▶ _Figure scripts_:
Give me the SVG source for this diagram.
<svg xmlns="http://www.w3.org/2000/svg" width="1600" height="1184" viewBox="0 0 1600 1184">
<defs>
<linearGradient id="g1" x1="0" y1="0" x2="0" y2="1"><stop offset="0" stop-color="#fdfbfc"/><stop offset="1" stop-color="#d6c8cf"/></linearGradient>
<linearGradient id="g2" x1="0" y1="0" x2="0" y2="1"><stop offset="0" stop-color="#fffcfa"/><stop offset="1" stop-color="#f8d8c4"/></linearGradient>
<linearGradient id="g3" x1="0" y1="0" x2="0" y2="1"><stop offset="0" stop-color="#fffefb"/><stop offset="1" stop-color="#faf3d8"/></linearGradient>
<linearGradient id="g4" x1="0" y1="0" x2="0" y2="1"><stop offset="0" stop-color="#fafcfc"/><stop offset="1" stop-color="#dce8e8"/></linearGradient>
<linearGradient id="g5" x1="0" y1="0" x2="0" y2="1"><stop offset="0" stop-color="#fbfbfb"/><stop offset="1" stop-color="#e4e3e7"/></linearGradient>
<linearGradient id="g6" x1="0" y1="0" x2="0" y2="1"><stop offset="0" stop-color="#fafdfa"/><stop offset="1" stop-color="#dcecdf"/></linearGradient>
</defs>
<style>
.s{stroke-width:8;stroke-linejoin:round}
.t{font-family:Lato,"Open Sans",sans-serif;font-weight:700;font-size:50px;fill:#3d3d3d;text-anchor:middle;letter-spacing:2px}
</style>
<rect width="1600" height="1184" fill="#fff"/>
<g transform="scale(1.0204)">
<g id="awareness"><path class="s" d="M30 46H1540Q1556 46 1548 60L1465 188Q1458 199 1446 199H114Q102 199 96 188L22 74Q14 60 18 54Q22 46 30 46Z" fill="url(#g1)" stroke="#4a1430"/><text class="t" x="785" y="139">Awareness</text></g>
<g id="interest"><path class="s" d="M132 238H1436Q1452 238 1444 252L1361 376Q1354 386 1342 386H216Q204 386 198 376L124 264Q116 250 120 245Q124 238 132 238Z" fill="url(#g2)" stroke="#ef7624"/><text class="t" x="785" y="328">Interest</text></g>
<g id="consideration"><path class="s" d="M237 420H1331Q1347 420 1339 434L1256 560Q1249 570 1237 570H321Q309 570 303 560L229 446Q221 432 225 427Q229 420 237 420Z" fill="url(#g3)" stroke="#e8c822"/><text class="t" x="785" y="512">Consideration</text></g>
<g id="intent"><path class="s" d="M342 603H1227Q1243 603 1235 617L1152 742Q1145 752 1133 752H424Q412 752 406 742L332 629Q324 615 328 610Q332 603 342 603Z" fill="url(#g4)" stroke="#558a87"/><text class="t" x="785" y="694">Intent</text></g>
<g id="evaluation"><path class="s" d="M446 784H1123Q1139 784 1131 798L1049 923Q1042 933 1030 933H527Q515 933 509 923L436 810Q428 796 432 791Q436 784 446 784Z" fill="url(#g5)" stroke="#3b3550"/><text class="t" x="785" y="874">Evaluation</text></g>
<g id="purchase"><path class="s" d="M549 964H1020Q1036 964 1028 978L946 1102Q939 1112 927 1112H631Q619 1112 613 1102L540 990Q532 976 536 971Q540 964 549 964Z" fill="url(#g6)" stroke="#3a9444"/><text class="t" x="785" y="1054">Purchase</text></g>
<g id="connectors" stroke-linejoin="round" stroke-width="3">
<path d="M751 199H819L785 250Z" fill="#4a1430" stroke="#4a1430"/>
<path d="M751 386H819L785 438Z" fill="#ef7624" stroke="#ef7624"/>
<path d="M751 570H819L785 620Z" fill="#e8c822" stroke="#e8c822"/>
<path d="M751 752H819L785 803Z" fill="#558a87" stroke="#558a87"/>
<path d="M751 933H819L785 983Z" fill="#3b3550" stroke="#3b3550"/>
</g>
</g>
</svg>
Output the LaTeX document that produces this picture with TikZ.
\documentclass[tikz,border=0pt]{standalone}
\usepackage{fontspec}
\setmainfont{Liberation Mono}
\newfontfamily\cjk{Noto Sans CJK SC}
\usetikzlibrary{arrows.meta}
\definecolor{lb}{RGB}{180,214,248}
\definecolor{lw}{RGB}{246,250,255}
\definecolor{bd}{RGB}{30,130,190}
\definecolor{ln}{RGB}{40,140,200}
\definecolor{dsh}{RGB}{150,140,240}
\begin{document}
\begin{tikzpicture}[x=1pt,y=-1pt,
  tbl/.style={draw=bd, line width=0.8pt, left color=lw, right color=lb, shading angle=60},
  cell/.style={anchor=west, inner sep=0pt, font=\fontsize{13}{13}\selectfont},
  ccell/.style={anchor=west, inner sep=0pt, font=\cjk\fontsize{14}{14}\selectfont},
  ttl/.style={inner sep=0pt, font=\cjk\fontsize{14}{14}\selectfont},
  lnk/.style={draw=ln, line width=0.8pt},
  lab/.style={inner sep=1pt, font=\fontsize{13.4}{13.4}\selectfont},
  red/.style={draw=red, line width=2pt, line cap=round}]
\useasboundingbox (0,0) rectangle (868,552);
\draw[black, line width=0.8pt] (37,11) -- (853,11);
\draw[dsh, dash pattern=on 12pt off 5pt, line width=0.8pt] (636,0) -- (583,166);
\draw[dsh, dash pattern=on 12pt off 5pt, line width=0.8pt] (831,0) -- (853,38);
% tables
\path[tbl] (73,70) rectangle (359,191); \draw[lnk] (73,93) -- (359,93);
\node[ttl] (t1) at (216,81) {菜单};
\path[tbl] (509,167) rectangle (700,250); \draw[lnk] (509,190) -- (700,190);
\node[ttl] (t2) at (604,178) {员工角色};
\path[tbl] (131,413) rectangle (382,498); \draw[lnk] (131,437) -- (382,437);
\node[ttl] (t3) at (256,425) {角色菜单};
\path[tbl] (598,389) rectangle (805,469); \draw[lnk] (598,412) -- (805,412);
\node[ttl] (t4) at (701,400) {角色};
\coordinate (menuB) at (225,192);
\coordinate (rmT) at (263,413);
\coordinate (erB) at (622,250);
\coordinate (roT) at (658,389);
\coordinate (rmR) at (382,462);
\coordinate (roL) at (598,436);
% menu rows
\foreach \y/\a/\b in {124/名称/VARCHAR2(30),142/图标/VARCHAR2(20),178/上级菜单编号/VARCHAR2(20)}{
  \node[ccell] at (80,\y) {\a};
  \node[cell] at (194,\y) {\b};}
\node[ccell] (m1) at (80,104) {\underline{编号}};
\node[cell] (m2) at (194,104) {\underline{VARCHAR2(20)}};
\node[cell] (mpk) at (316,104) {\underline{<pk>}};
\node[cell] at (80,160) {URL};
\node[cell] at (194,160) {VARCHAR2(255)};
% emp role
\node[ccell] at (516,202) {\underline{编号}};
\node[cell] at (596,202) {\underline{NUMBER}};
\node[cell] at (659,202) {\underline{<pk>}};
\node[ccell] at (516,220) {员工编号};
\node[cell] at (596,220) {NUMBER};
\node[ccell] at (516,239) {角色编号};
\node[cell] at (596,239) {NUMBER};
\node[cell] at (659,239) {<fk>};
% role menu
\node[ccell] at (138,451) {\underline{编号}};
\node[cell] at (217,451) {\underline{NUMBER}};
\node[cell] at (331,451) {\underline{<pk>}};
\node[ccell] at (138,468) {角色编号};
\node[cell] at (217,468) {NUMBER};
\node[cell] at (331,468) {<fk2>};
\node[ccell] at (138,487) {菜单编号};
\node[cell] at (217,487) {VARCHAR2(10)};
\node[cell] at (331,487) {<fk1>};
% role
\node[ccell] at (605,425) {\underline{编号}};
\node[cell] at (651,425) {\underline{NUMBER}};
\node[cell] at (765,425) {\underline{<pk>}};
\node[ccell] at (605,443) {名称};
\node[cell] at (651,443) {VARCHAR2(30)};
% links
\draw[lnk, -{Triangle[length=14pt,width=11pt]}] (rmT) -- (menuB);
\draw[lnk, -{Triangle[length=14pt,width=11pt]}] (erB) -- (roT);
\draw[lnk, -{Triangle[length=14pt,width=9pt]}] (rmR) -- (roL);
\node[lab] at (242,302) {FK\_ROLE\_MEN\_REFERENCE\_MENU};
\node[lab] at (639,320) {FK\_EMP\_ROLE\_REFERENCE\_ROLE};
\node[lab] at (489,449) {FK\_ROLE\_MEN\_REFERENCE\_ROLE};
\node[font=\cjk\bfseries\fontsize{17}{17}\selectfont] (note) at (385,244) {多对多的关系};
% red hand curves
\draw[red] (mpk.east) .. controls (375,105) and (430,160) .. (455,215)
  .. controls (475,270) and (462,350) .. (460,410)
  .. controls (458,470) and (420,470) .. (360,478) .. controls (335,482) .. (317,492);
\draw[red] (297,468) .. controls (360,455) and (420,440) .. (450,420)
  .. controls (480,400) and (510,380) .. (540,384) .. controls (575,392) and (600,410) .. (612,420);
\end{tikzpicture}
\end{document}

▶ _Goal of the exercise_:
Of the lines in the data, how many hold the string "this"? State the number, nothing else.

▶ _Exercise output_:
2